In the records below, find the line that contains "Write the matplotlib code for this chart." and the line that contains "from matplotlib.patches import Rectangle"; write out exactly those two lines and everything between them, without the pictures.
** Start of Task input **
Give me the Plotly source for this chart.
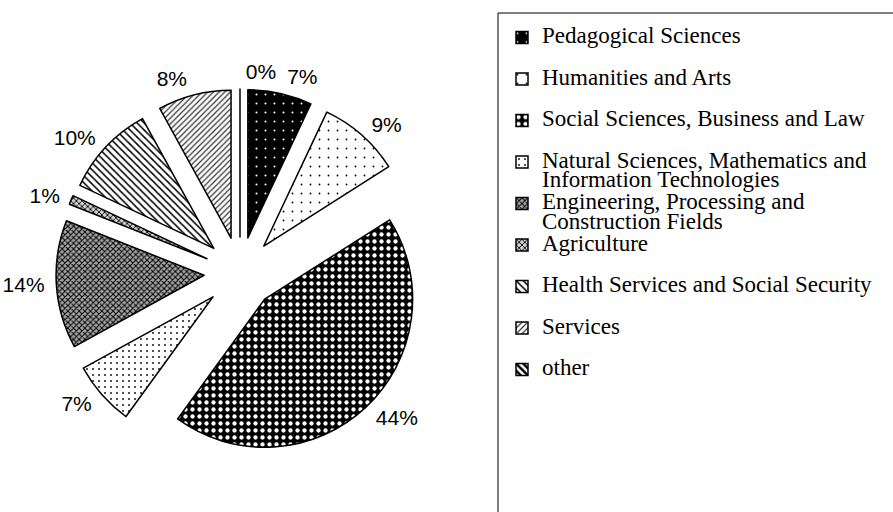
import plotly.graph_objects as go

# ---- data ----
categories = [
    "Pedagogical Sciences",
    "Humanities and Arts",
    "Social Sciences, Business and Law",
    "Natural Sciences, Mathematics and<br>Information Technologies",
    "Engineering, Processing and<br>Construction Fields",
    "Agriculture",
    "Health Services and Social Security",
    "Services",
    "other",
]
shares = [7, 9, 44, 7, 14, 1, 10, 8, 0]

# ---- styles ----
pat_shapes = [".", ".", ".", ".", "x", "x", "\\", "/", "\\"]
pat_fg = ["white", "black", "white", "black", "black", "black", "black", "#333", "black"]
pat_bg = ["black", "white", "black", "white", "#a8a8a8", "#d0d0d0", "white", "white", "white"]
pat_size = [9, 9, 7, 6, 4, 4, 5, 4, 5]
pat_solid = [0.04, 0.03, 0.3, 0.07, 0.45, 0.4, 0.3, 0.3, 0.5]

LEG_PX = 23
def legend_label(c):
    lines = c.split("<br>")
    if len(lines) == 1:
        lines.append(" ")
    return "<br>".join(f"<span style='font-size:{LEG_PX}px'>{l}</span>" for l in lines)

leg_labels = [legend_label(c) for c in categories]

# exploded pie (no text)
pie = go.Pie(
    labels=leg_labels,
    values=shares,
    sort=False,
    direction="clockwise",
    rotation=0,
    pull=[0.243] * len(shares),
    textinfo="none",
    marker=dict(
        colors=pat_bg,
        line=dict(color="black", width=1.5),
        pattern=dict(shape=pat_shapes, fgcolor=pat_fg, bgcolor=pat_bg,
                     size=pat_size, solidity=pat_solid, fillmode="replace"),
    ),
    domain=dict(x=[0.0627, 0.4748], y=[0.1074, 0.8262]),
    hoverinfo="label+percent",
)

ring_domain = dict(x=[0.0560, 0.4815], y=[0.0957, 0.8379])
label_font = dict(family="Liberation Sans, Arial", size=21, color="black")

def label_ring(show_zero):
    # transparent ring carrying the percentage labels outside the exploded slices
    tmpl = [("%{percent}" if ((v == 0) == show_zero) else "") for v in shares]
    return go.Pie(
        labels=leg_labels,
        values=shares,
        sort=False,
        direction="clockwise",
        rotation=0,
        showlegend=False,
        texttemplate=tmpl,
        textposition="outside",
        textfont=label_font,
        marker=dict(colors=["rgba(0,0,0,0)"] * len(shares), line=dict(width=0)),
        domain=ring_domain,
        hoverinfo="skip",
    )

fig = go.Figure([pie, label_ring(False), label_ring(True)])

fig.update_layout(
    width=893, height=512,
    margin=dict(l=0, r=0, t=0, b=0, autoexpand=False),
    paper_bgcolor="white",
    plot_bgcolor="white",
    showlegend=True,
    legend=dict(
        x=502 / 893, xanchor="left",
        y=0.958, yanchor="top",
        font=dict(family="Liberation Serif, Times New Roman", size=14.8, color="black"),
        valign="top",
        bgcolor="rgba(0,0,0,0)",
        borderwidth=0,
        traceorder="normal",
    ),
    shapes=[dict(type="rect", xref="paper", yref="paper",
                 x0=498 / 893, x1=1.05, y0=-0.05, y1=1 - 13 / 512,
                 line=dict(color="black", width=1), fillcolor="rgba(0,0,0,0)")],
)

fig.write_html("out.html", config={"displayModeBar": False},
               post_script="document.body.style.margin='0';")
** End of Task input **
** Start of Task input **
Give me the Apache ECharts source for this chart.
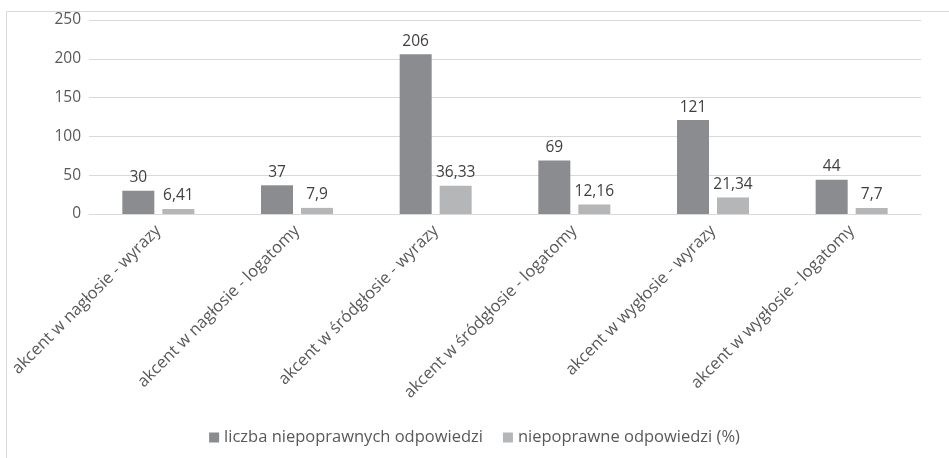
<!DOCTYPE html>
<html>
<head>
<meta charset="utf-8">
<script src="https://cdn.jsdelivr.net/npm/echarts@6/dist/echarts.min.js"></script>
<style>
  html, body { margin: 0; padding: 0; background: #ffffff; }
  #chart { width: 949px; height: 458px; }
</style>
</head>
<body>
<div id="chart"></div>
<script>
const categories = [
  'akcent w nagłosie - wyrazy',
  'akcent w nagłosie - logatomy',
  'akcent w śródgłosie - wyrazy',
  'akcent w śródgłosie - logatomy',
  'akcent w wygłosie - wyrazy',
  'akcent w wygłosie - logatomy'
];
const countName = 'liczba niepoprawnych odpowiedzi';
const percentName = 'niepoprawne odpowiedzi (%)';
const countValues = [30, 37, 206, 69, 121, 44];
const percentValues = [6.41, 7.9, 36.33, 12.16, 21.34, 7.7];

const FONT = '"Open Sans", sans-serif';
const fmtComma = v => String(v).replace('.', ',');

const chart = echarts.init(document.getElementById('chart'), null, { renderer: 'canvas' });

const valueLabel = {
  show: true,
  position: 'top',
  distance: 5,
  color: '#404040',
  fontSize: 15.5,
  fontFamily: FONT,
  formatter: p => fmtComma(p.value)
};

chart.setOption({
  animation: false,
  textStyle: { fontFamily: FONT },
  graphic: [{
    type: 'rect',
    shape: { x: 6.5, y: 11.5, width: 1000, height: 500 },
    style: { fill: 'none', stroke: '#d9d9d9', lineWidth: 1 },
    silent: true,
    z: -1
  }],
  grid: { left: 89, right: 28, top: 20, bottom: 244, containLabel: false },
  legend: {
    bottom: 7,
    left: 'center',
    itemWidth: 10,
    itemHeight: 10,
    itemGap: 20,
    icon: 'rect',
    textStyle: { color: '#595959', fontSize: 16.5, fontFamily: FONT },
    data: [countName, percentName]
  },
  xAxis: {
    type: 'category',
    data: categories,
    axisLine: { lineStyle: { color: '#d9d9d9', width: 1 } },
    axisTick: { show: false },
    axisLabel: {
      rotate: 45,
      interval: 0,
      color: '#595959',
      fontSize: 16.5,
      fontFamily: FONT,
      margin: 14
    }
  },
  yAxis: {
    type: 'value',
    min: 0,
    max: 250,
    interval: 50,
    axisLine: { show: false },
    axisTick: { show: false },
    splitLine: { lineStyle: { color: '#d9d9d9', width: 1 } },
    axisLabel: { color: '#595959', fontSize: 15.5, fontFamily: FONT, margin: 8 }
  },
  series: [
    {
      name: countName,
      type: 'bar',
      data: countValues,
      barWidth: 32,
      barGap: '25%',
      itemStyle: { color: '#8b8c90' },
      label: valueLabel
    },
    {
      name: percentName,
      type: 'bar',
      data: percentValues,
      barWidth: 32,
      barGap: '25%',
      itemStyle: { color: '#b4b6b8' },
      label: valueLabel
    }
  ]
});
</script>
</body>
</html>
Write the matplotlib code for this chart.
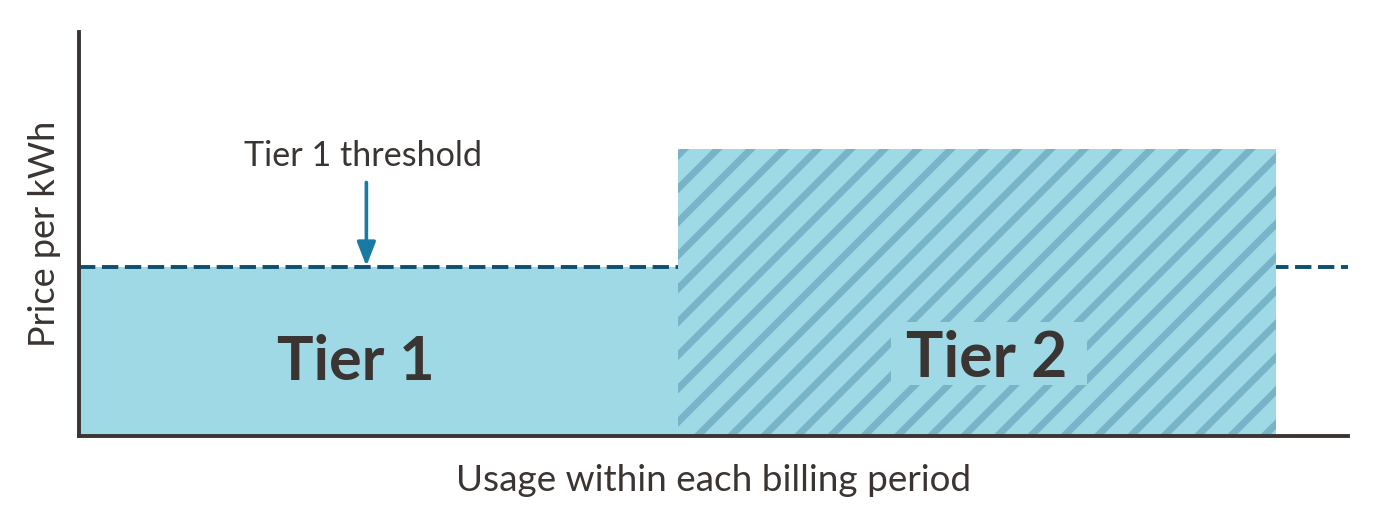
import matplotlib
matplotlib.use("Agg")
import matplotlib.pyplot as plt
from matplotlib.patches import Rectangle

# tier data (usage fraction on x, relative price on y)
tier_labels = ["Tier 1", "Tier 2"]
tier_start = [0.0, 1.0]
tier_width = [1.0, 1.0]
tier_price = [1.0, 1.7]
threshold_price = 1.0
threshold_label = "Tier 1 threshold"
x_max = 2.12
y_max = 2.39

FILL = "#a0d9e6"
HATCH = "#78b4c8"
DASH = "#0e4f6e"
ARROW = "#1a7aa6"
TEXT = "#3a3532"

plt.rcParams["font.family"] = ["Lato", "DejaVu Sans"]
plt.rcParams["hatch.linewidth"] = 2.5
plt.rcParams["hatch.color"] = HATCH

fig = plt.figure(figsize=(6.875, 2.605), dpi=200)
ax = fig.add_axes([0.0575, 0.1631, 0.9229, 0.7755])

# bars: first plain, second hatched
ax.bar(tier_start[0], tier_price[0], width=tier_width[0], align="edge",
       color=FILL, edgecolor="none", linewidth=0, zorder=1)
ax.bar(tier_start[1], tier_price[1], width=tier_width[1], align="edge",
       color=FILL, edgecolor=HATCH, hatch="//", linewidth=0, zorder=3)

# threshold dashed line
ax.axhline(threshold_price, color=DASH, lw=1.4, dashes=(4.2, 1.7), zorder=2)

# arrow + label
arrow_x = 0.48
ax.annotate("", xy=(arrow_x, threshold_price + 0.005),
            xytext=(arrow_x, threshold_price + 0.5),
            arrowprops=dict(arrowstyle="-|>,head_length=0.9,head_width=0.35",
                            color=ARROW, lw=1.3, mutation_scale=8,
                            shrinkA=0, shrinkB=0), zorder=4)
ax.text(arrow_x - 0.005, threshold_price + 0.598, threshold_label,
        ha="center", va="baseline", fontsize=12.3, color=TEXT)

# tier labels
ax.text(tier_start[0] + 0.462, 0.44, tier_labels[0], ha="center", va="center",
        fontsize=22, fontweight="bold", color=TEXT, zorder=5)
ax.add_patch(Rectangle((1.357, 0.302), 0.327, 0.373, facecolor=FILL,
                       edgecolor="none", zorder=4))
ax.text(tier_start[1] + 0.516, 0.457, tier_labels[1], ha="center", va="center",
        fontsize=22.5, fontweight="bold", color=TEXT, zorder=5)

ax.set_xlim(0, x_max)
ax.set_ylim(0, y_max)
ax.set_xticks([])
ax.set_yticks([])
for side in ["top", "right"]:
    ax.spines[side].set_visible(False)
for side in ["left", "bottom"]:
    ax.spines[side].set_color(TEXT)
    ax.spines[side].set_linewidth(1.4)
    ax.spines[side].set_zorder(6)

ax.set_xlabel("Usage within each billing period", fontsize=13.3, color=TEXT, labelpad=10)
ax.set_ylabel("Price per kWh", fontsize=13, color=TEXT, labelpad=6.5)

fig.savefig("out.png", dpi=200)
** End of Task input **
**Reply to the exercise**
Write the matplotlib code for this chart.
import matplotlib
matplotlib.use("Agg")
import matplotlib.pyplot as plt
from matplotlib.patches import Rectangle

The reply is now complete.